Most MPC algorithms employ linear models because the forecasts are linear in their reliance on future control decisions, which enables optimization along with the off-line examination of predicted closed-loop behavior. Nonlinear models, on the other hand, could be used in situations where the implicit computational constraint is not a concern and linear approximations are insufficiently precise. MPC only considers the first calculated control input and then recomputes an optimal forecast depending upon the feedback. Therefore, MPC is a model-based, optimal, predictive, iterative and feedback-based control algorithm.
MPC operating principles
MPC is a control algorithm that is built on the concept of moving horizon. Let’s take an example of a demand response power scheduling control process problem. In this case, an optimal power schedule is selected for a given day-ahead optimization plan with a certain optimization horizon T = [0,t] and according to desired parameter predictions such as weather conditions at a starting point t. This starting or initial point t would be less than zero. As a result, the power schedule can be viewed as an optimum trajectory for this particular implementation of demand response power scheduling. But due to the uncertainties inherent in all parameter predictions, the actual power schedule at time tk ≥ 0 can vary from the optimum trajectory.

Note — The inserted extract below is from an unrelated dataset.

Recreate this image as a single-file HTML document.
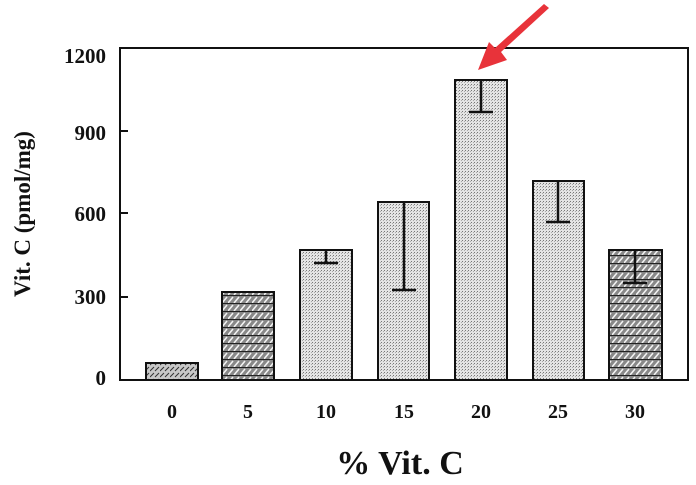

To catch the above-discussed variation in terms of MPC, another optimization is done at time tk, this time considering the next p potential timeslots, or setting the MPC optimization horizon to T(MPC) = [k, k + p], where p represents the step sizes of MPC (see the diagram above). As a result, the variance is likely to be accounted for by a subsequent optimization of the same goal, so that the actual demand response power plan resumes its optimum trajectory in near future time steps. Nevertheless, since the MPC operation must be reproduced after every p time slot, the cost of applying MPC can be high in terms of computational power. Therefore, researchers have proposed many efficient MPC approaches and research is still going on to further improve the performance of MPC control algorithms.
Advantages of MPC
MPC embodies several characteristics that contribute to its performance as an approach to industrial control design. To begin, it is a simple control algorithm with fundamental concepts that do not require sophisticated mathematics and are "intuitive." Each of the fundamental MPC components can be customized to the specifics of the current problem and it is easy to implement. Its utility is determined by its ability to solve problems such as satisfying control or performance constraints. Finally, it works as demonstrated by several real-world uses in industries, in which MPC is profitable and routinely used.
Applications of MPC
Though MPC applies to virtually every type of problem, it demonstrates its greatest strength while extended to problems such as those involving numerous variables that can be influenced and controlled, a change of control goals or a malfunction of equipment (sensor/actuator), controlled and influenced variables with constraints, and problems with time delays.
MPC is commonly used in the process industry as a control solution with a proven track record. The approach is frequently used in those industrial applications where a high level of uncertainty is involved.